Nepal’s Ministry of Foreign Affairs instructed its embassy in New Delhi to take up the matter with India. Nepal’s Foreign Minister NP Saud told parliament the government had “taken the mural in the Indian parliament seriously” and noted that Nepal had amended its own constitution in 2020 to update its national map, signaling that border issues remained sensitive. Former Prime Minister KP Sharma Oli said bluntly that if India “puts Nepali territories in its map and hangs the map in parliament, it cannot be called fair.”

Pakistan’s Foreign Office called the mural “a manifestation of a revisionist and expansionist mindset that seeks to subjugate the identity and culture of not only India’s neighboring countries but also its own religious minorities.” Pakistani historian Ayesha Jalal warned that “with this kind of narrative coming from India, it only enforces the Pakistan army’s view that there is a threat,” highlighting how the concept feeds into the security calculations of neighboring states regardless of how it is officially framed.

Criticism and Ongoing Debate

Academic and political criticism of Akhand Bharat tends to focus on several overlapping concerns.
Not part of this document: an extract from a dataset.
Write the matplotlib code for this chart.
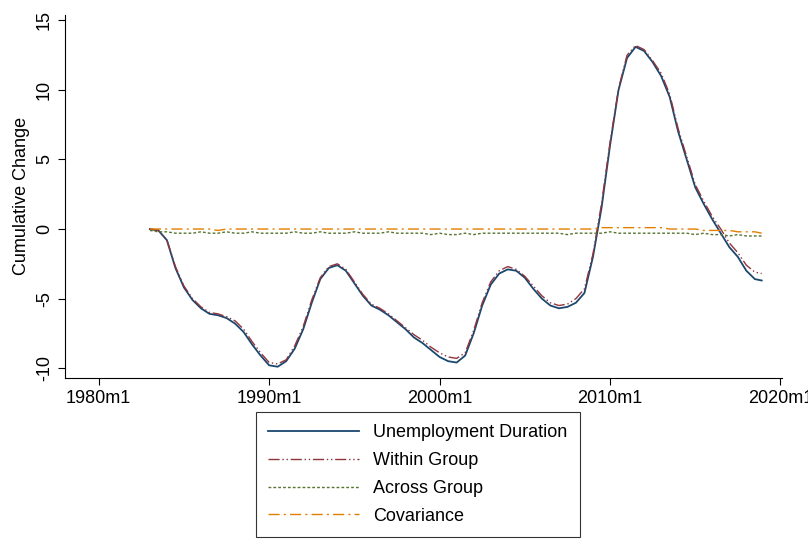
import matplotlib
matplotlib.use("Agg")
import matplotlib.pyplot as plt
import numpy as np

plt.rcParams['font.family'] = ['Liberation Sans', 'DejaVu Sans']

years = [1983.0, 1983.5, 1984.0, 1984.5, 1985.0, 1985.5, 1986.0, 1986.5, 1987.0, 1987.5,
         1988.0, 1988.5, 1989.0, 1989.5, 1990.0, 1990.5, 1991.0, 1991.5, 1992.0, 1992.5,
         1993.0, 1993.5, 1994.0, 1994.5, 1995.0, 1995.5, 1996.0, 1996.5, 1997.0, 1997.5,
         1998.0, 1998.5, 1999.0, 1999.5, 2000.0, 2000.5, 2001.0, 2001.5, 2002.0, 2002.5,
         2003.0, 2003.5, 2004.0, 2004.5, 2005.0, 2005.5, 2006.0, 2006.5, 2007.0, 2007.5,
         2008.0, 2008.5, 2009.0, 2009.5, 2010.0, 2010.5, 2011.0, 2011.5, 2012.0, 2012.5,
         2013.0, 2013.5, 2014.0, 2014.5, 2015.0, 2015.5, 2016.0, 2016.5, 2017.0, 2017.5,
         2018.0, 2018.5, 2018.9]
duration = [0.0, -0.1, -0.8, -2.8, -4.2, -5.1, -5.7, -6.1, -6.2, -6.4,
            -6.8, -7.4, -8.3, -9.1, -9.8, -9.9, -9.5, -8.6, -7.2, -5.3,
            -3.6, -2.8, -2.6, -3.0, -3.9, -4.8, -5.5, -5.8, -6.2, -6.7,
            -7.2, -7.8, -8.2, -8.7, -9.2, -9.5, -9.6, -9.1, -7.5, -5.5,
            -4.0, -3.2, -2.9, -3.0, -3.5, -4.3, -5.0, -5.5, -5.7, -5.6,
            -5.3, -4.6, -2.0, 1.5, 6.0, 10.0, 12.3, 13.1, 12.8, 12.0,
            11.0, 9.5, 7.0, 5.0, 3.0, 1.8, 0.7, -0.3, -1.3, -2.0,
            -3.0, -3.6, -3.7]
within = [0.0, -0.1, -0.8, -2.7, -4.1, -5.0, -5.6, -6.0, -6.1, -6.3,
          -6.6, -7.2, -8.1, -8.9, -9.6, -9.7, -9.4, -8.4, -7.0, -5.1,
          -3.5, -2.7, -2.5, -2.9, -3.8, -4.7, -5.4, -5.7, -6.1, -6.6,
          -7.1, -7.6, -8.0, -8.5, -8.9, -9.2, -9.3, -8.9, -7.3, -5.3,
          -3.8, -3.0, -2.7, -2.9, -3.4, -4.1, -4.8, -5.3, -5.5, -5.4,
          -5.0, -4.3, -1.8, 1.8, 6.2, 10.1, 12.5, 13.2, 12.9, 12.1,
          11.2, 9.7, 7.2, 5.2, 3.2, 2.0, 0.9, 0.0, -1.0, -1.7,
          -2.6, -3.1, -3.2]
across = [-0.1, -0.2, -0.2, -0.3, -0.3, -0.3, -0.2, -0.3, -0.3, -0.2,
          -0.3, -0.3, -0.2, -0.3, -0.3, -0.3, -0.3, -0.2, -0.3, -0.3,
          -0.2, -0.3, -0.3, -0.3, -0.2, -0.3, -0.3, -0.3, -0.2, -0.3,
          -0.3, -0.3, -0.3, -0.4, -0.3, -0.4, -0.4, -0.3, -0.4, -0.3,
          -0.3, -0.3, -0.3, -0.3, -0.3, -0.3, -0.3, -0.3, -0.3, -0.4,
          -0.3, -0.3, -0.3, -0.3, -0.2, -0.3, -0.3, -0.3, -0.3, -0.3,
          -0.3, -0.3, -0.3, -0.3, -0.4, -0.3, -0.4, -0.4, -0.5, -0.4,
          -0.5, -0.5, -0.5]
covariance = [0.0, 0.0, 0.0, 0.0, 0.0, 0.0, 0.0, 0.0, -0.1, 0.0,
              0.0, 0.0, 0.0, 0.0, 0.0, 0.0, 0.0, 0.0, 0.0, 0.0,
              0.0, 0.0, 0.0, 0.0, 0.0, 0.0, 0.0, 0.0, 0.0, 0.0,
              0.0, 0.0, 0.0, 0.0, 0.0, 0.0, 0.0, 0.0, 0.0, 0.0,
              0.0, 0.0, 0.0, 0.0, 0.0, 0.0, 0.0, 0.0, 0.0, 0.0,
              0.0, 0.0, 0.0, 0.1, 0.1, 0.1, 0.1, 0.1, 0.1, 0.1,
              0.1, 0.0, 0.0, 0.0, 0.0, -0.1, -0.1, -0.1, -0.1, -0.2,
              -0.2, -0.2, -0.3]

xticks = [1980, 1990, 2000, 2010, 2020]
xticklabels = ['1980m1', '1990m1', '2000m1', '2010m1', '2020m1']
yticks = [-10, -5, 0, 5, 10, 15]

fig = plt.figure(figsize=(8.08, 5.5), dpi=100)
ax = fig.add_axes([0.08, 0.313, 0.888, 0.66])
ax.plot(years, duration, color='#1a476f', lw=1.3, label='Unemployment Duration')
ax.plot(years, within, color='#90353b', lw=1.0, dashes=[8, 2, 1, 2, 1, 2], label='Within Group')
ax.plot(years, across, color='#55752f', lw=1.0, ls=(0, (2, 1.5)), label='Across Group')
ax.plot(years, covariance, color='#e37e00', lw=1.0, dashes=[8, 3, 1.5, 3], label='Covariance')

ax.set_xlim(1978, 2020.1)
ax.set_ylim(-10.7, 15.4)
ax.set_xticks(xticks)
ax.set_xticklabels(xticklabels)
ax.set_yticks(yticks)
ax.set_yticklabels([str(t) for t in yticks], rotation=90, va='center')
ax.tick_params(labelsize=13, direction='out', length=5)
ax.set_ylabel('Cumulative Change', fontsize=13)
for s in ['top', 'right']:
    ax.spines[s].set_visible(False)

leg = fig.legend(loc='upper center', bbox_to_anchor=(0.517, 0.268), ncol=1, fontsize=13,
                 frameon=True, fancybox=False, edgecolor='black', handlelength=5.0,
                 borderpad=0.7, labelspacing=0.6, handletextpad=0.8)
leg.get_frame().set_linewidth(0.8)
fig.savefig('out.png', dpi=100)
The most fundamental is that the concept erases the national identities and self-determination of over half a billion people living in neighboring countries. When the boundaries of a “civilizational India” are drawn to include all of Pakistan, Bangladesh, Nepal, and Sri Lanka, it implicitly treats those nations as fragments of something that should be whole rather than as sovereign states with their own histories.
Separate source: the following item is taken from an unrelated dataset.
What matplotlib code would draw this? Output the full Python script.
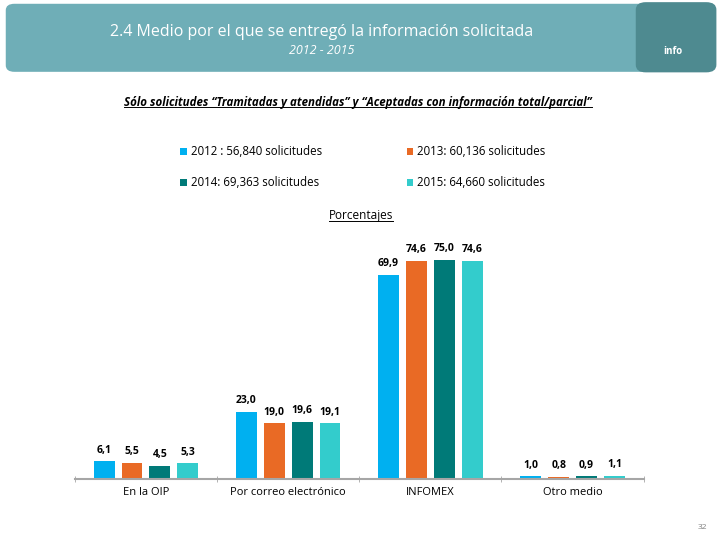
import matplotlib.pyplot as plt
import numpy as np
from matplotlib.patches import FancyBboxPatch
from matplotlib.lines import Line2D

plt.rcParams['font.family'] = ['Open Sans', 'DejaVu Sans']

# datos
categorias = ["En la OIP", "Por correo electrónico", "INFOMEX", "Otro medio"]
anios = ["2012 : 56,840 solicitudes", "2013: 60,136 solicitudes",
         "2014: 69,363 solicitudes", "2015: 64,660 solicitudes"]
v2012 = [6.1, 23.0, 69.9, 1.0]
v2013 = [5.5, 19.0, 74.6, 0.8]
v2014 = [4.5, 19.6, 75.0, 0.9]
v2015 = [5.3, 19.1, 74.6, 1.1]
series = [v2012, v2013, v2014, v2015]
colores = ["#00B0F0", "#E96A25", "#007A78", "#33CCCC"]

fig = plt.figure(figsize=(7.2, 5.4), dpi=100)

# encabezado
fig.patches.append(FancyBboxPatch((0.008, 0.867), 0.980, 0.126,
                                  boxstyle="round,pad=0,rounding_size=0.012",
                                  transform=fig.transFigure, facecolor="#6FAEB7",
                                  edgecolor="none"))
fig.patches.append(FancyBboxPatch((0.883, 0.866), 0.112, 0.130,
                                  boxstyle="round,pad=0,rounding_size=0.014",
                                  transform=fig.transFigure, facecolor="#4E8A90",
                                  edgecolor="none"))
fig.text(0.934, 0.905, "info", color="white", fontsize=7, fontweight="bold",
         ha="center", va="center")
fig.text(0.447, 0.940, "2.4 Medio por el que se entregó la información solicitada",
         color="white", fontsize=11.5, ha="center", va="center")
fig.text(0.447, 0.907, "2012 - 2015", color="white", fontsize=9, style="italic",
         ha="center", va="center")

t1 = fig.text(0.497, 0.811,
              "Sólo solicitudes “Tramitadas y atendidas” y “Aceptadas con información total/parcial”",
              fontsize=8.3, style="italic", fontweight="bold", ha="center", va="center")
t2 = fig.text(0.501, 0.600, "Porcentajes", fontsize=8.5, ha="center", va="center")

fig.text(0.975, 0.024, "32", fontsize=6, color="#7F7F7F", ha="center", va="center")

# gráfica
ax = fig.add_axes([0.104, 0.113, 0.790, 0.433])
x = np.arange(len(categorias))
paso = 0.196
ancho = 0.147
barras = []
for i, (vals, c) in enumerate(zip(series, colores)):
    b = ax.bar(x + (i - 1.5) * paso, vals, ancho, color=c, label=anios[i])
    barras.append(b)
    for xi, v in zip(x + (i - 1.5) * paso, vals):
        ax.annotate(f"{v:.1f}".replace(".", ","), (xi, v), xytext=(0, 4),
                    textcoords="offset points", ha="center", va="bottom",
                    fontsize=7.5, fontweight="bold", annotation_clip=False)

ax.set_xlim(-0.5, 3.5)
ax.set_ylim(0, 80)
ax.set_yticks([])
ax.set_xticks(x)
ax.set_xticklabels(categorias, fontsize=8)
ax.set_xticks([-0.5, 0.5, 1.5, 2.5, 3.5], minor=True)
ax.tick_params(axis="x", which="major", length=0, pad=6)
ax.tick_params(axis="x", which="minor", length=4, direction="inout", color="#A6A6A6")
for s in ["top", "right", "left"]:
    ax.spines[s].set_visible(False)
ax.spines["bottom"].set_color("#A6A6A6")
ax.spines["bottom"].set_linewidth(1.5)

orden = [0, 2, 1, 3]
fig.legend([barras[i] for i in orden], [anios[i] for i in orden], ncol=2,
           loc="upper left", bbox_to_anchor=(0.236, 0.750), frameon=False,
           fontsize=8.3, handlelength=0.6, handleheight=0.6, handletextpad=0.3,
           columnspacing=7.35, labelspacing=1.55)

# subrayados
fig.canvas.draw()
for t in [t1, t2]:
    bb = t.get_window_extent().transformed(fig.transFigure.inverted())
    fig.lines.append(Line2D([bb.x0, bb.x1], [bb.y0 + 0.002, bb.y0 + 0.002],
                            transform=fig.transFigure, color="black", linewidth=0.7))

plt.savefig("out.png", dpi=100)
International relations scholars have pointed out that even when framed as cultural rhetoric, such language affects the “national security calculus” of neighboring states. Political scientist Fahd Humayun of Tufts University has noted that the concept builds on “a brand of Hindu nationalism which has clear expansionist tendencies,” and that such rhetoric emboldens extremist groups domestically while alarming neighbors internationally.

Within India, critics argue the concept is fundamentally exclusionary. Because Akhand Bharat is grounded in Hindutva ideology, it frames Indian civilization primarily through a Hindu lens, positioning Islam and Christianity as foreign intrusions rather than integral parts of the subcontinent’s history. The RSS’s own condition for reunification — that Pakistan and Bangladesh “accept pre-Islamic Indian culture” — illustrates this tension. For India’s own Muslim population of over 200 million people, the implication that their religious identity represents a civilizational rupture carries real domestic consequences, even if no border is ever redrawn.

Supporters counter that Akhand Bharat is no different from other civilizational nostalgia movements around the world, that it celebrates genuine historical connections, and that cultural unity does not require political merger. The debate is unlikely to resolve because the two sides are arguing about different things: proponents see a cultural ideal that honors shared heritage, while critics see a political framework that delegitimizes their sovereignty and marginalizes religious minorities.